:: Records shown ::
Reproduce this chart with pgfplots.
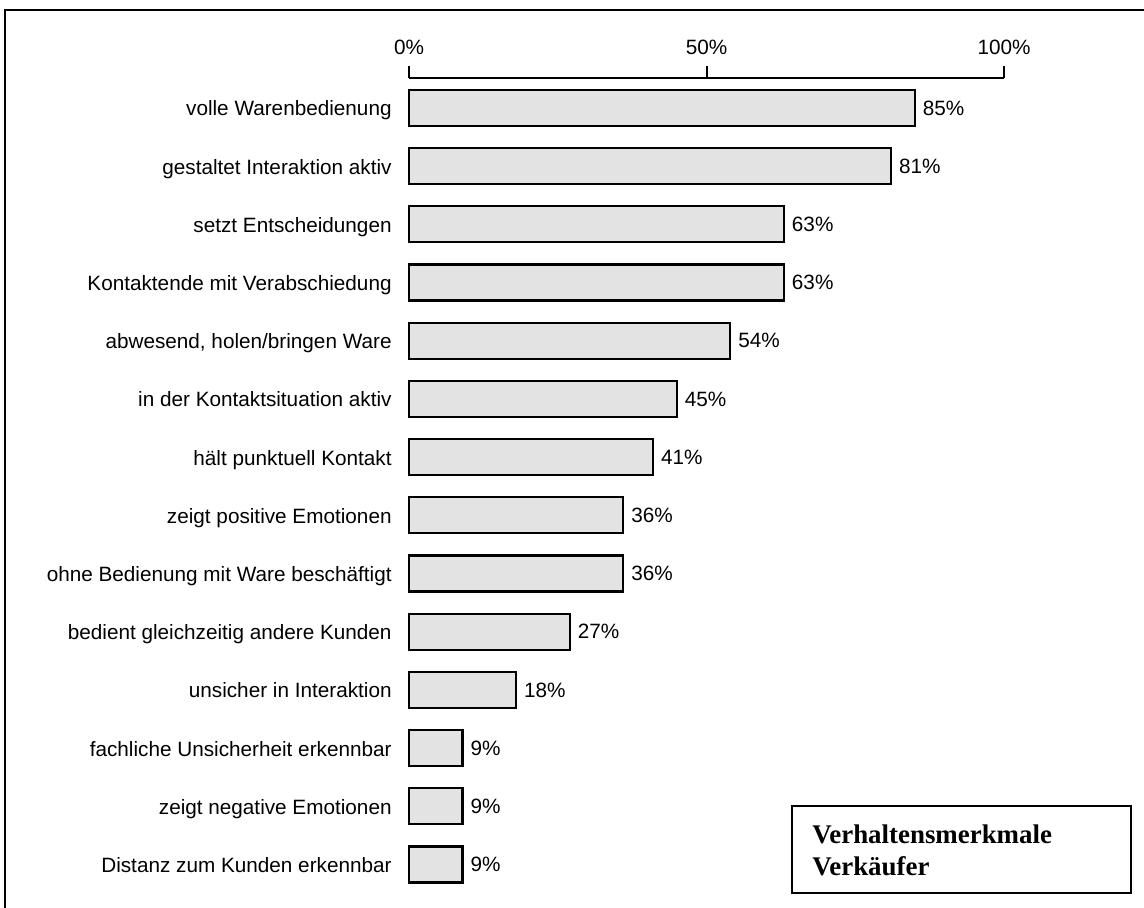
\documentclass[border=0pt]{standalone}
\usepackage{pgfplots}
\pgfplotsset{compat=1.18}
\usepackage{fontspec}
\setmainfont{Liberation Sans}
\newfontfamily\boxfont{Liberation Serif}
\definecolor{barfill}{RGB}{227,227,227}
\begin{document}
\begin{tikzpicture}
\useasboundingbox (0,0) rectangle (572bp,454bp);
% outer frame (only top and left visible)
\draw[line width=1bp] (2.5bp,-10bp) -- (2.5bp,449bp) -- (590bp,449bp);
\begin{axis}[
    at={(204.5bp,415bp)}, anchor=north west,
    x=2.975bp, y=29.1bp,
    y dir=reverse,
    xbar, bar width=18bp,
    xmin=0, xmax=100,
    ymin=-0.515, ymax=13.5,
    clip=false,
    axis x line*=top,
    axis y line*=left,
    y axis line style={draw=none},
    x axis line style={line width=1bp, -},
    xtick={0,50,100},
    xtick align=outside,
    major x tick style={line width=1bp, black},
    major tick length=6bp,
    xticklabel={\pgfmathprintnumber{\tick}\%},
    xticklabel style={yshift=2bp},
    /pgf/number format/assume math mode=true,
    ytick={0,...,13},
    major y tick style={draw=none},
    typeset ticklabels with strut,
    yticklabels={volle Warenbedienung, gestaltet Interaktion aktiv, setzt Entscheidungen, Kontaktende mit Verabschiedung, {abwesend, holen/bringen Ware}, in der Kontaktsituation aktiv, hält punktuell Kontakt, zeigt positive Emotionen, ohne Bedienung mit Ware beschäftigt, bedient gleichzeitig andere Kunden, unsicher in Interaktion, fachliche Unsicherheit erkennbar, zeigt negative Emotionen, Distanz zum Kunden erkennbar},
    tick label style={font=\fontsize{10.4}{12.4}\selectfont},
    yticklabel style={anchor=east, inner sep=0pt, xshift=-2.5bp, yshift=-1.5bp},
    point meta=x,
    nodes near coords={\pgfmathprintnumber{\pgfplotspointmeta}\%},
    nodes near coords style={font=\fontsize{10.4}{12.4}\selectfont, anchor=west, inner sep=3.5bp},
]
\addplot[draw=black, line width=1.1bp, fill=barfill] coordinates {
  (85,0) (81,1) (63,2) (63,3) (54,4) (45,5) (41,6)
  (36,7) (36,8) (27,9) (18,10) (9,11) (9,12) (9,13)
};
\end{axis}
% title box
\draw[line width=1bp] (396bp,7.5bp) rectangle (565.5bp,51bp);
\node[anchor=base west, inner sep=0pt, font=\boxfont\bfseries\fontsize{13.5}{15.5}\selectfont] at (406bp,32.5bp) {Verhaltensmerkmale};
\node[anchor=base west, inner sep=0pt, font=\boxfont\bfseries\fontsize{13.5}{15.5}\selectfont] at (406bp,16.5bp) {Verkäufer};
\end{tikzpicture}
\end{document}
* * *
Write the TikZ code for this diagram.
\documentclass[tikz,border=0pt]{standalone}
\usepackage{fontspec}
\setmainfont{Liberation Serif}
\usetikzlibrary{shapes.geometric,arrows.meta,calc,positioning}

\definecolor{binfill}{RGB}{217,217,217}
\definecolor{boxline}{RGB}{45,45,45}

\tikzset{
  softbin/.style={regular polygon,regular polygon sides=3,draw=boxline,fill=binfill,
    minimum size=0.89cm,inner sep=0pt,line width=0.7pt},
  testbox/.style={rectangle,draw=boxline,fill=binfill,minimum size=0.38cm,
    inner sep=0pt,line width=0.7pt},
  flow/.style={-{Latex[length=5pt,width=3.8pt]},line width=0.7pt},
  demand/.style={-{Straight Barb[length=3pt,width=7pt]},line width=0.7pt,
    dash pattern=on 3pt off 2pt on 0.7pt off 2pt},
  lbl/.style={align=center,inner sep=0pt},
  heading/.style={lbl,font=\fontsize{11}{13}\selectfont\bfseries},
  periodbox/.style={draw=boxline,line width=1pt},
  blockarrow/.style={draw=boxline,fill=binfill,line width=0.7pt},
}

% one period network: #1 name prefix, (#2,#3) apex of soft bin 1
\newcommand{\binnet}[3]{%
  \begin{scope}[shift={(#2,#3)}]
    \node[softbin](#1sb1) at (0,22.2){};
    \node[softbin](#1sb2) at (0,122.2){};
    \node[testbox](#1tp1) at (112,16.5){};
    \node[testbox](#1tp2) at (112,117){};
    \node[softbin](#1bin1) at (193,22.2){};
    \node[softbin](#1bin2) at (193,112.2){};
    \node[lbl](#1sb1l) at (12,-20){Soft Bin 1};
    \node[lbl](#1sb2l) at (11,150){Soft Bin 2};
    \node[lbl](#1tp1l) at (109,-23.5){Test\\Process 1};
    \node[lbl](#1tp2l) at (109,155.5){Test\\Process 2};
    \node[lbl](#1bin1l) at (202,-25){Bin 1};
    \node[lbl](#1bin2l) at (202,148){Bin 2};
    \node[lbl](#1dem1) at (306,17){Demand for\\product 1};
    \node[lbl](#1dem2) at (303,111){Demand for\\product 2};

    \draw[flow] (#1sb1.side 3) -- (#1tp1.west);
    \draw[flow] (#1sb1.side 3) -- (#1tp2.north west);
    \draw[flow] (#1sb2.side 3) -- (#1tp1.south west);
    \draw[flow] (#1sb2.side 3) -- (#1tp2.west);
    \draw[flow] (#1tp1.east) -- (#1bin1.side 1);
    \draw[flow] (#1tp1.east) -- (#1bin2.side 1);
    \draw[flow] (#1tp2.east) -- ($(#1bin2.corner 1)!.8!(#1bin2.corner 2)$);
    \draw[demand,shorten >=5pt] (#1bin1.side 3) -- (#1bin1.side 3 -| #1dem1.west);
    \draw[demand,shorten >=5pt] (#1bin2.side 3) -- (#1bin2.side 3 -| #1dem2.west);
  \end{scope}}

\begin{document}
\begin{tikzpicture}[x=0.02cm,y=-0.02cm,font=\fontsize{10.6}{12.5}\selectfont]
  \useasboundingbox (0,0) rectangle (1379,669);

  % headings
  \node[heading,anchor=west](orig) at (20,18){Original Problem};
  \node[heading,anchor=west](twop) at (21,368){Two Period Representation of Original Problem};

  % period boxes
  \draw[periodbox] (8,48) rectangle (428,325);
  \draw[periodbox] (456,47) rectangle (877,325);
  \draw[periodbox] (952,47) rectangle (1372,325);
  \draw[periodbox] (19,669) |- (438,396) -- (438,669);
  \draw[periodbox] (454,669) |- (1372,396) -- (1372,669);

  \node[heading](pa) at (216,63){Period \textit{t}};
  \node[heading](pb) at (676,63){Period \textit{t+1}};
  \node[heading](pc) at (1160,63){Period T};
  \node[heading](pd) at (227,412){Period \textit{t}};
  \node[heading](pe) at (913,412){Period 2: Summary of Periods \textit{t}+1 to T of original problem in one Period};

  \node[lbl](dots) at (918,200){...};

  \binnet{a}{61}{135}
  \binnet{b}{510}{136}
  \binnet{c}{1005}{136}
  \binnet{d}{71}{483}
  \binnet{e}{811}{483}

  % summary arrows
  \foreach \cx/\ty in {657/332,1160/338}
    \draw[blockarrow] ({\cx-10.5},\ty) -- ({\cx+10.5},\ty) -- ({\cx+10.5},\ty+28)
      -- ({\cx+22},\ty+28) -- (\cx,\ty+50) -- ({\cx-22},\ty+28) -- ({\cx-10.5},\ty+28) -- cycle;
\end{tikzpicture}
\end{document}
...
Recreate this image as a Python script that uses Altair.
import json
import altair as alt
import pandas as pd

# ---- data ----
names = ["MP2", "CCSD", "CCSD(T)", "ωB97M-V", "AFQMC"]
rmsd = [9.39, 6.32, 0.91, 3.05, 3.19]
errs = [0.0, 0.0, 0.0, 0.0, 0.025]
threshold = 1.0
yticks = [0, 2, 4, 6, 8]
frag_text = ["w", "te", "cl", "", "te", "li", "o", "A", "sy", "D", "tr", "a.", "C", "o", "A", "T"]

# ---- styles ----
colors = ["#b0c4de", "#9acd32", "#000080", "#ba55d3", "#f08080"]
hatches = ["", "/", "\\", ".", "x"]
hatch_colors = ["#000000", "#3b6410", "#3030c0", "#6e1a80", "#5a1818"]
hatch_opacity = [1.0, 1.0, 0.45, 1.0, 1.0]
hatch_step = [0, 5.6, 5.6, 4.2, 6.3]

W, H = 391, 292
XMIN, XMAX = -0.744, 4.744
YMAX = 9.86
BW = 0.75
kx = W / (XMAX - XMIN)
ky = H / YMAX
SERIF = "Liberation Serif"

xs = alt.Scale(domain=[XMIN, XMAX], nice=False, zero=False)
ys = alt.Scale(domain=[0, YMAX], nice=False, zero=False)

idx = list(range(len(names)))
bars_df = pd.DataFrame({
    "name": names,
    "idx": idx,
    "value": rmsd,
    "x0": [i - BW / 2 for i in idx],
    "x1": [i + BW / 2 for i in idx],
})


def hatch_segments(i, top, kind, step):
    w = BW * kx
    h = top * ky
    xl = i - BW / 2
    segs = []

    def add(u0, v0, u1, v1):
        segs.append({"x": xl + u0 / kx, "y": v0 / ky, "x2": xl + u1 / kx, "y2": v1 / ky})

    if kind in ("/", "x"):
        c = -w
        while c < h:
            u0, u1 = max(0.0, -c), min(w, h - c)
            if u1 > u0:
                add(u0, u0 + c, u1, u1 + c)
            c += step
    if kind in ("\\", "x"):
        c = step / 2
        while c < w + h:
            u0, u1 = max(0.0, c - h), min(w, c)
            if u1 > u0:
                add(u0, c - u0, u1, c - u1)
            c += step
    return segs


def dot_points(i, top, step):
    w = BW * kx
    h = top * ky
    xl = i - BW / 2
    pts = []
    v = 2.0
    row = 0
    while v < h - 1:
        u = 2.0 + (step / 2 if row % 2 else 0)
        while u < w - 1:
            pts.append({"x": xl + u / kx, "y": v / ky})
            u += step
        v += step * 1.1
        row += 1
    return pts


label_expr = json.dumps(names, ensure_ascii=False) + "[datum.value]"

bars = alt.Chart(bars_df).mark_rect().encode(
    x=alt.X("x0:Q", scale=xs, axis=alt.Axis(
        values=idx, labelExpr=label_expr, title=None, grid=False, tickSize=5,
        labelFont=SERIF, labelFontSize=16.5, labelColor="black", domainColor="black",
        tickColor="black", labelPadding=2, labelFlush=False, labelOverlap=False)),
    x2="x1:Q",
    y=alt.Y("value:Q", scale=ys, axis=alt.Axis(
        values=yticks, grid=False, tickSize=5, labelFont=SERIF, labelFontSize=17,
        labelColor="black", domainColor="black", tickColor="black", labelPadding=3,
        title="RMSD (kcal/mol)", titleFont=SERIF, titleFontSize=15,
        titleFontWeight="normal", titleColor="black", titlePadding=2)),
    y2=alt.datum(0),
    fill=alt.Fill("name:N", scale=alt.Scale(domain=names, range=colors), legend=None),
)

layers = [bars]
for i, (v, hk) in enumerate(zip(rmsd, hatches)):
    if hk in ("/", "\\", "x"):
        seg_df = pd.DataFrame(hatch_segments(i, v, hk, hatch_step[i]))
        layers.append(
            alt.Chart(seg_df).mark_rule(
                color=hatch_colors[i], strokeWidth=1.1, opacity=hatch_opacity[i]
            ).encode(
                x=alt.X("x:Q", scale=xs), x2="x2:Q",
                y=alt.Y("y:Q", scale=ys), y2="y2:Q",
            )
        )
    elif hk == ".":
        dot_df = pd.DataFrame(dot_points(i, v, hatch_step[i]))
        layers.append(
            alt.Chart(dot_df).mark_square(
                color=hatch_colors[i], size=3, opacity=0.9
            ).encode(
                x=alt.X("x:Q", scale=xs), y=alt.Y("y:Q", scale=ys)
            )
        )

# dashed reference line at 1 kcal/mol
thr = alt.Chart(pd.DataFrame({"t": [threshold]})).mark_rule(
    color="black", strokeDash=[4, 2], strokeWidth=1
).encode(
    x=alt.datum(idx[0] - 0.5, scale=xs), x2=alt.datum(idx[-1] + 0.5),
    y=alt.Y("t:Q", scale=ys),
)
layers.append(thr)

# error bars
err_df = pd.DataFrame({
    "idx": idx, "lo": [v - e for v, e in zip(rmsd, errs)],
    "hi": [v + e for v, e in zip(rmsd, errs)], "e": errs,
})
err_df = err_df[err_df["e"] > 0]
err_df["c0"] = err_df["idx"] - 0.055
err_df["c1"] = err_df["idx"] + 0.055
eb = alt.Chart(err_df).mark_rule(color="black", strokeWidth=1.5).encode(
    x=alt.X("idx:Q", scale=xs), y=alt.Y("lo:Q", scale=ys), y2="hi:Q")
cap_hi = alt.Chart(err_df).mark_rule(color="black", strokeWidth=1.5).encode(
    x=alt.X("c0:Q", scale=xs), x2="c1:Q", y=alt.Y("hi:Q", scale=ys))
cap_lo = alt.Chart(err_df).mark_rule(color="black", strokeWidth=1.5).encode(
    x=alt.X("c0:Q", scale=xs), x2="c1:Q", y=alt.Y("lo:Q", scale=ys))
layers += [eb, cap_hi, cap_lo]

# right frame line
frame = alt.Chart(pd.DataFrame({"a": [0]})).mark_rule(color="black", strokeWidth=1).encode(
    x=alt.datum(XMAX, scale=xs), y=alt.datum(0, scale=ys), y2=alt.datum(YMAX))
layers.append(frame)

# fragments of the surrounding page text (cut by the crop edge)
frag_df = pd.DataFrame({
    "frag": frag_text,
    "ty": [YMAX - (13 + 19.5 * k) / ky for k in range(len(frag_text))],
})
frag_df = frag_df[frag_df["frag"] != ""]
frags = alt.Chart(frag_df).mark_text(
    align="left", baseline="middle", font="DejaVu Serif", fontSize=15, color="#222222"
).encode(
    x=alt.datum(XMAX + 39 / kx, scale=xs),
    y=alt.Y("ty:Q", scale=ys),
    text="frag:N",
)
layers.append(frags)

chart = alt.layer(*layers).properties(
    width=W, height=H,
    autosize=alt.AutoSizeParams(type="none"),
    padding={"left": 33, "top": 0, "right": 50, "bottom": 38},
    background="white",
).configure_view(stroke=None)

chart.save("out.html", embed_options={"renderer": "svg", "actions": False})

:: Problem to solve ::
Return exactly the lines above from the line that has "Recreate this image" through the line that has "hatch_step = [0, 5.6, 5.6, 4.2, 6.3]", inclusive, and nothing else.

:: Output of the exercise ::
Recreate this image as a Python script that uses Altair.
import json
import altair as alt
import pandas as pd

# ---- data ----
names = ["MP2", "CCSD", "CCSD(T)", "ωB97M-V", "AFQMC"]
rmsd = [9.39, 6.32, 0.91, 3.05, 3.19]
errs = [0.0, 0.0, 0.0, 0.0, 0.025]
threshold = 1.0
yticks = [0, 2, 4, 6, 8]
frag_text = ["w", "te", "cl", "", "te", "li", "o", "A", "sy", "D", "tr", "a.", "C", "o", "A", "T"]

# ---- styles ----
colors = ["#b0c4de", "#9acd32", "#000080", "#ba55d3", "#f08080"]
hatches = ["", "/", "\\", ".", "x"]
hatch_colors = ["#000000", "#3b6410", "#3030c0", "#6e1a80", "#5a1818"]
hatch_opacity = [1.0, 1.0, 0.45, 1.0, 1.0]
hatch_step = [0, 5.6, 5.6, 4.2, 6.3]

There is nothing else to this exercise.